**Objective**
Your task is to repeat the lines from the line with "Recreate this image as a Python" to the line with "quarters = pd.period_range('1990Q1', '2018Q4', freq='Q')", both ends included, and nothing else. Pictures stay out of the copy.

=== Material supplied ===

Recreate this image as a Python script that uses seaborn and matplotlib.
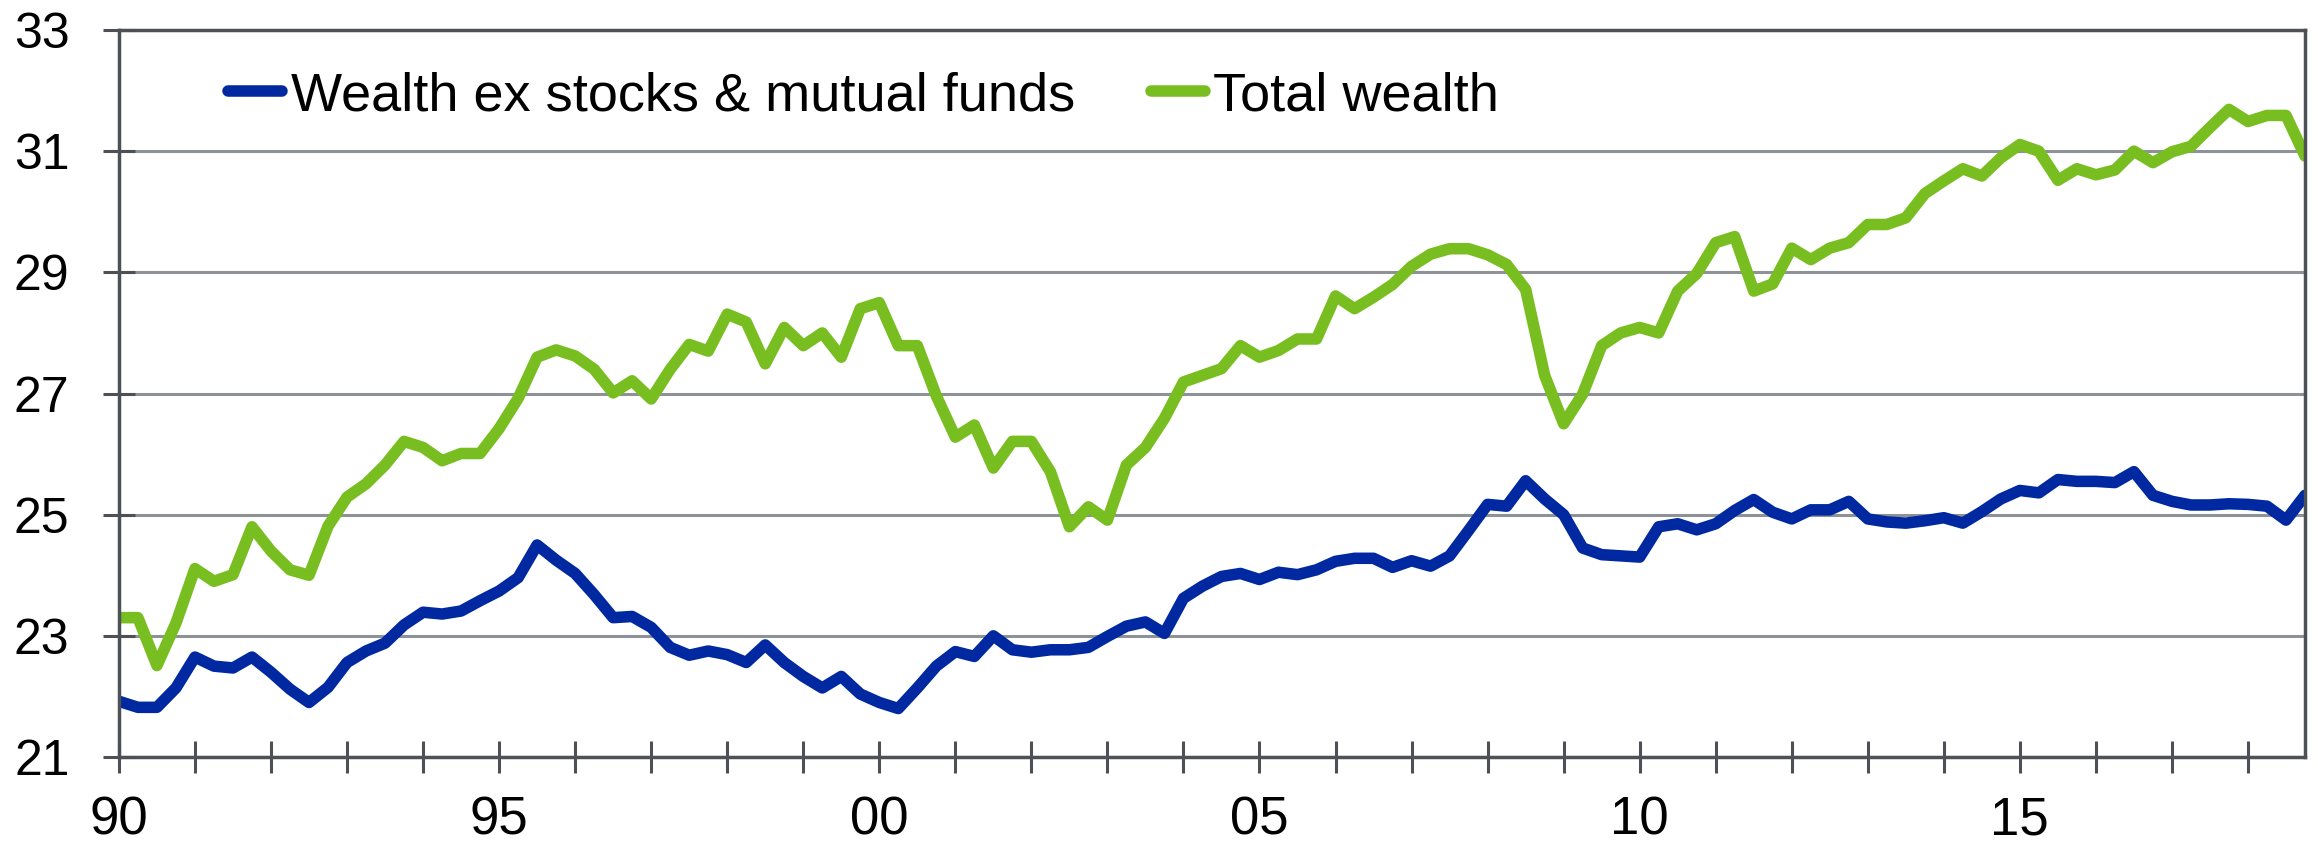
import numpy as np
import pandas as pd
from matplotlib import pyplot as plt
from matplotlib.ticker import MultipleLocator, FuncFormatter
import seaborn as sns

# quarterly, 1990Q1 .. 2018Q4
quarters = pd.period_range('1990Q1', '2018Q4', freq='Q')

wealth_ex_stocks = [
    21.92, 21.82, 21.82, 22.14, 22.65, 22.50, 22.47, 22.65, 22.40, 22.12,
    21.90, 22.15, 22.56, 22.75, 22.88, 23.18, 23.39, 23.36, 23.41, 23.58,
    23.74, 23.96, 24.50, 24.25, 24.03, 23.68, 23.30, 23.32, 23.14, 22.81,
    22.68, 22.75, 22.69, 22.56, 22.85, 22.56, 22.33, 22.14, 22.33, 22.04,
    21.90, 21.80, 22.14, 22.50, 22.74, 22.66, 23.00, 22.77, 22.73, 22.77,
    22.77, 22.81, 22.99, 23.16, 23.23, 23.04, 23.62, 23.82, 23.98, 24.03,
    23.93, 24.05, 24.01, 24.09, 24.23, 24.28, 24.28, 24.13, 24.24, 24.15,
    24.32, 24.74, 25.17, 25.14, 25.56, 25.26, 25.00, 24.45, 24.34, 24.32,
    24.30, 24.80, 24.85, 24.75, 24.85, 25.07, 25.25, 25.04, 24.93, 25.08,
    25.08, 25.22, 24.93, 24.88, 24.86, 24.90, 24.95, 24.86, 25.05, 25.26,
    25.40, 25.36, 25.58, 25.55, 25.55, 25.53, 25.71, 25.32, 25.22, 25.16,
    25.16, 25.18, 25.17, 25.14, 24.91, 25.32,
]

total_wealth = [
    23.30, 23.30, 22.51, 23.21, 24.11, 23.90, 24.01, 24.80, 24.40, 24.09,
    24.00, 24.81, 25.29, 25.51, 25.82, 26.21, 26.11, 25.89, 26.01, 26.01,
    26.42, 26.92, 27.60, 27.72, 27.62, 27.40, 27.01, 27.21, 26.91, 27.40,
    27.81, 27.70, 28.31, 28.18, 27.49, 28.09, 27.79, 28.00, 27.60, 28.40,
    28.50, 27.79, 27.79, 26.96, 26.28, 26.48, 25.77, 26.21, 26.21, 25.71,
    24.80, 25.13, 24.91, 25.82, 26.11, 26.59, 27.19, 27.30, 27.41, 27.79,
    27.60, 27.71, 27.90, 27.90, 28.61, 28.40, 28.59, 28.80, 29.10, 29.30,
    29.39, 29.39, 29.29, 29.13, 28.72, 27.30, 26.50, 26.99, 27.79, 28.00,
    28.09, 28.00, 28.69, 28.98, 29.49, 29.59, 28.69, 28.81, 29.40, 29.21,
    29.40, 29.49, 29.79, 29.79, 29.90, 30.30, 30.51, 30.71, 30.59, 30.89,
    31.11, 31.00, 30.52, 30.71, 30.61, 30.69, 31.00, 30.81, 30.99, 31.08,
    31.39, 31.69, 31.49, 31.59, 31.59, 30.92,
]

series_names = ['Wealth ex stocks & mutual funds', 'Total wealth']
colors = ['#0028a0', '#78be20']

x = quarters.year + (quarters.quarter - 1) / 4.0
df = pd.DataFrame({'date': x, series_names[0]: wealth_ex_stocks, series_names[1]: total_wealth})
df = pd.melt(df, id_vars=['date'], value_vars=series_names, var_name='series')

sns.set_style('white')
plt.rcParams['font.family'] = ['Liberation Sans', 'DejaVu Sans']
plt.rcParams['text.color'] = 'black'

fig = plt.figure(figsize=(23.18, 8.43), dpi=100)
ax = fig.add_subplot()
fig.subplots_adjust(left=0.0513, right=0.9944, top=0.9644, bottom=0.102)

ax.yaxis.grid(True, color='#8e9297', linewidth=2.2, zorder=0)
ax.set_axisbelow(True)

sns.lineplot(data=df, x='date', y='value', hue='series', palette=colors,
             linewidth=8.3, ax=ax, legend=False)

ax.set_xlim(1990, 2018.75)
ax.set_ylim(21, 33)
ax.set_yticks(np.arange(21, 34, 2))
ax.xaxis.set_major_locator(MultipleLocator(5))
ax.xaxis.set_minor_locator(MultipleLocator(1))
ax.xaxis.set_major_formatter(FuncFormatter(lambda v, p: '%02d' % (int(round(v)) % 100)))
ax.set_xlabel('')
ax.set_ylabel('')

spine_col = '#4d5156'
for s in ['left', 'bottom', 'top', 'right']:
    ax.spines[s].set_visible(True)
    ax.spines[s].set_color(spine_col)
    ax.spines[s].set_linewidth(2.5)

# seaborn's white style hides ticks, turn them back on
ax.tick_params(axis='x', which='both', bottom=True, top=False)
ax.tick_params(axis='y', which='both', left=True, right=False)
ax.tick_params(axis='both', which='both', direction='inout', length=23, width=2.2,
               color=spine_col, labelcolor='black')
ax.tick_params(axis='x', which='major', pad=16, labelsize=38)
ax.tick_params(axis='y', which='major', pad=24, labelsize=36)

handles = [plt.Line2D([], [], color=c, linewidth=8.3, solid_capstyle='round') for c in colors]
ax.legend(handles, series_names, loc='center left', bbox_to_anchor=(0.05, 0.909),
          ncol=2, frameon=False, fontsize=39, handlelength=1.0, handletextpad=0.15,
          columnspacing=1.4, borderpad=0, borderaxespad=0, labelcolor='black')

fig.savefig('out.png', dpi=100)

===
=== Material supplied ===

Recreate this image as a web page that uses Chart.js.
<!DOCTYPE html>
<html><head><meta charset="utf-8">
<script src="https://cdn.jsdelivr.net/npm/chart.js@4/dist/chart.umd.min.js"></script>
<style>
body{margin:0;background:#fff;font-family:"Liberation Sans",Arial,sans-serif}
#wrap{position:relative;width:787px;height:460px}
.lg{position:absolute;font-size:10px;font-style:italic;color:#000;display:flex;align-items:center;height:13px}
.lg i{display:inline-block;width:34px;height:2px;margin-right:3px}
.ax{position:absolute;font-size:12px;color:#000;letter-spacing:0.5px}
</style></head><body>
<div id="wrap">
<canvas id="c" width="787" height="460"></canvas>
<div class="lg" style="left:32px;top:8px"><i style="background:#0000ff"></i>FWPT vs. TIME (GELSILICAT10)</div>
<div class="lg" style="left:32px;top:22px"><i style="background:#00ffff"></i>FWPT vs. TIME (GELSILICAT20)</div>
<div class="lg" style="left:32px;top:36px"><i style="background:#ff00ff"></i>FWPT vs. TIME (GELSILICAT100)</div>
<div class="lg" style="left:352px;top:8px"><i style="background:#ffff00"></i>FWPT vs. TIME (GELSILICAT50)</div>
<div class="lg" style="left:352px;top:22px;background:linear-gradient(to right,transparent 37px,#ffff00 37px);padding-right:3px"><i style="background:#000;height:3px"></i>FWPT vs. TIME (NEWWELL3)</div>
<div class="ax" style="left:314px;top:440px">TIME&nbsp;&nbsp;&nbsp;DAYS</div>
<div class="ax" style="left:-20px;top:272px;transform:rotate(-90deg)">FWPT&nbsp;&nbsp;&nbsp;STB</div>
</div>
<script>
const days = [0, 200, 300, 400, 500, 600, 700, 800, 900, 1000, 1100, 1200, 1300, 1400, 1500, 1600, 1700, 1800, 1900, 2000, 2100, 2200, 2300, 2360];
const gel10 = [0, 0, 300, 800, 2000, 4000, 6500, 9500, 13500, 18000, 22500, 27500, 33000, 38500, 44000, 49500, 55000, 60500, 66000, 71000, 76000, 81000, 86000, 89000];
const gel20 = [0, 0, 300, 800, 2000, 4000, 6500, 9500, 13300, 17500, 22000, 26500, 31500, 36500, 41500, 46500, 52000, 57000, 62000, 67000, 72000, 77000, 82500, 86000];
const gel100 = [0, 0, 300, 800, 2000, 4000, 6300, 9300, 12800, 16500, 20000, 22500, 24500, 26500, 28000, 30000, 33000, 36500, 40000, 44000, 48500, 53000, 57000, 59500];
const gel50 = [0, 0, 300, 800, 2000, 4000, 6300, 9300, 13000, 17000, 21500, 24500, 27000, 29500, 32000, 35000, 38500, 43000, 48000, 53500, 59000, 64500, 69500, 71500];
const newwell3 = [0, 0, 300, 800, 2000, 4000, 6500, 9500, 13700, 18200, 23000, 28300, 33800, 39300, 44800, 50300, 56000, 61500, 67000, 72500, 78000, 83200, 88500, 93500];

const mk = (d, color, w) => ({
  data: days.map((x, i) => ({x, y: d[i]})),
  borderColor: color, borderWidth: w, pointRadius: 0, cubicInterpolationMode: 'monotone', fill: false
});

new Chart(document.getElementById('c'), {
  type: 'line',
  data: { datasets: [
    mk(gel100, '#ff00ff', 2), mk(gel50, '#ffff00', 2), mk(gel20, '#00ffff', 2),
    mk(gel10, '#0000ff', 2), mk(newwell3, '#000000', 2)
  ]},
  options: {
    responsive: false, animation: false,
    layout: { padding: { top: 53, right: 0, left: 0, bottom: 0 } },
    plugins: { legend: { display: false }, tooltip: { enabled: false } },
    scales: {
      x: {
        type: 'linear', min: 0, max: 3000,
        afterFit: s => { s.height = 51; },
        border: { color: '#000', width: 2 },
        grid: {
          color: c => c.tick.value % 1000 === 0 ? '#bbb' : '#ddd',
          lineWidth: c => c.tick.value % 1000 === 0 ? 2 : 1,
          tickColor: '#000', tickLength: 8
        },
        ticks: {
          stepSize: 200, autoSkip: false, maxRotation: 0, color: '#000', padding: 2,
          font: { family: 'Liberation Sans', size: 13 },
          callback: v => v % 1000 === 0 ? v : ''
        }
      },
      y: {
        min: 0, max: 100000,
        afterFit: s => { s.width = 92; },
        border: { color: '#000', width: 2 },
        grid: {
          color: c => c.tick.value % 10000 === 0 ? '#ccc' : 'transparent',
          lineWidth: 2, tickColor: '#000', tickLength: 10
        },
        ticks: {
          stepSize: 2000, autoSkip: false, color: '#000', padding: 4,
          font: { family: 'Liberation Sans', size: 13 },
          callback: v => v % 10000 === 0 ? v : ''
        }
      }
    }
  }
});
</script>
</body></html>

===
=== Material supplied ===

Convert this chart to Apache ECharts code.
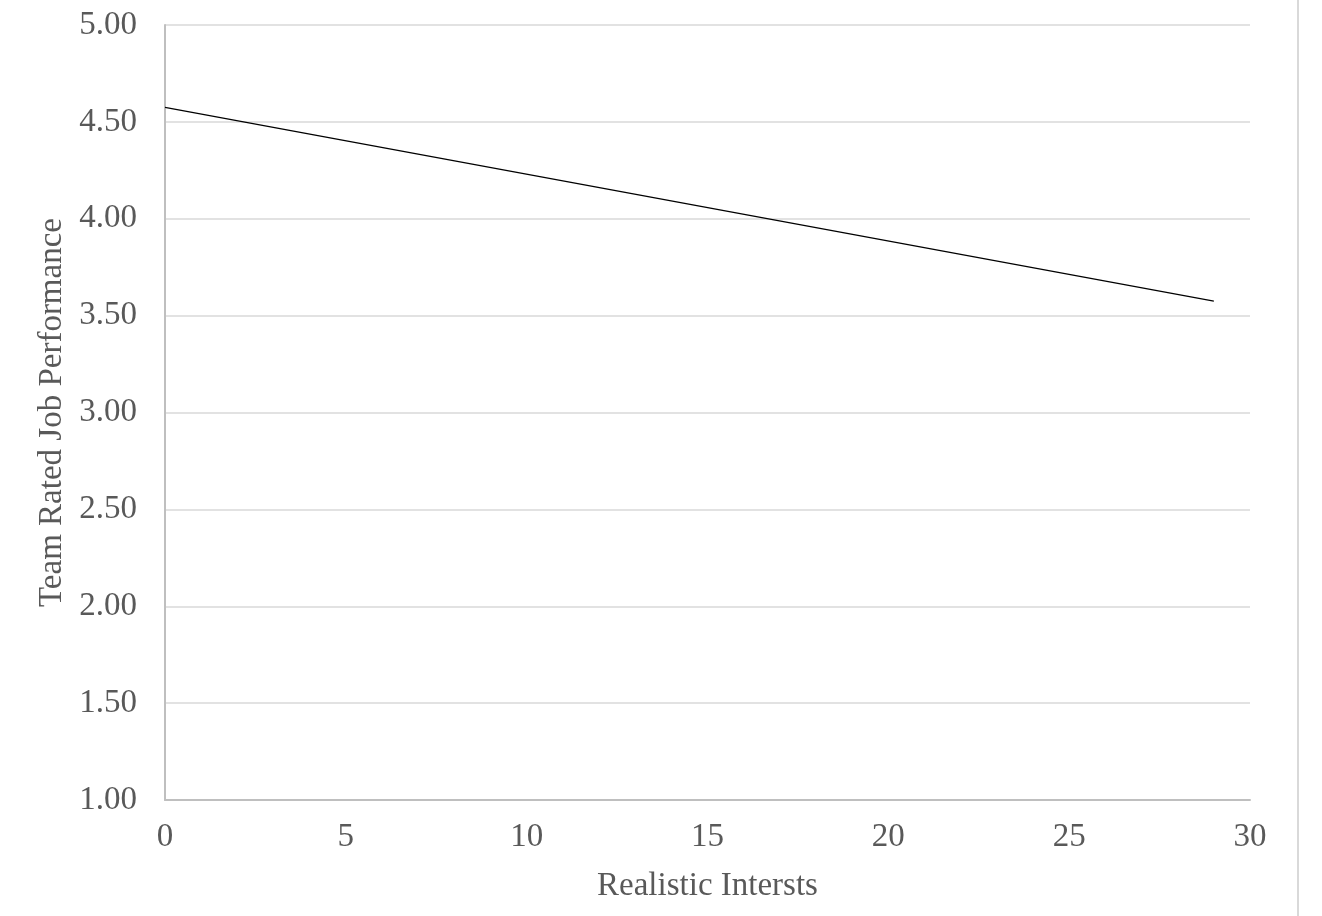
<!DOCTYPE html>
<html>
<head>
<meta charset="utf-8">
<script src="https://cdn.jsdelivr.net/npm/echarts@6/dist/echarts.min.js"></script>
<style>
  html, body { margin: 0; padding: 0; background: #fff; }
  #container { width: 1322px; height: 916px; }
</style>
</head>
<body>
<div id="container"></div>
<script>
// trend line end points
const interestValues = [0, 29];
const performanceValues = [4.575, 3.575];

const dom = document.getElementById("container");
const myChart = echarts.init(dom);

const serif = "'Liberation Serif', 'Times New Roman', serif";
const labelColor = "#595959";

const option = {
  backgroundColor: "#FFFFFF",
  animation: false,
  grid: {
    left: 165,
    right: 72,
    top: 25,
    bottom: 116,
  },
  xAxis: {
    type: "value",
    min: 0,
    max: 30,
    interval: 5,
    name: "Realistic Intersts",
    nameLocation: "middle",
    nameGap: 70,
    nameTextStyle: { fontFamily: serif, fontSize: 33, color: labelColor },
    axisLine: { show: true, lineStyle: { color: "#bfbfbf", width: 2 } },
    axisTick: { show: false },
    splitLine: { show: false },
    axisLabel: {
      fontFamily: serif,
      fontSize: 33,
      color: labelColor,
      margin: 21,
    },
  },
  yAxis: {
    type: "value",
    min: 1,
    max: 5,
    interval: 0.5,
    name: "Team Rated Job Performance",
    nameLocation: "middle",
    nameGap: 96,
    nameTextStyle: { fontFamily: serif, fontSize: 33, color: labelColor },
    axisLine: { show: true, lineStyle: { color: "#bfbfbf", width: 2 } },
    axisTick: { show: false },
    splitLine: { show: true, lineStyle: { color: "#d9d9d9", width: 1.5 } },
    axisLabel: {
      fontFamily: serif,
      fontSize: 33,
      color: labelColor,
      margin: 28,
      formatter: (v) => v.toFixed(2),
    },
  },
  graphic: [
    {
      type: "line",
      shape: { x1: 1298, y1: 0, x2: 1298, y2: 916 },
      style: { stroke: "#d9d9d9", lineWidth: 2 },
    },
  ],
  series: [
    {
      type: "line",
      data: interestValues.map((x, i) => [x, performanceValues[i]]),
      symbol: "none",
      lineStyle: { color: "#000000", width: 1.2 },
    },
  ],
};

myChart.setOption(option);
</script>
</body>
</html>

===

**Solution below**
Recreate this image as a Python script that uses seaborn and matplotlib.
import numpy as np
import pandas as pd
from matplotlib import pyplot as plt
from matplotlib.ticker import MultipleLocator, FuncFormatter
import seaborn as sns

# quarterly, 1990Q1 .. 2018Q4
quarters = pd.period_range('1990Q1', '2018Q4', freq='Q')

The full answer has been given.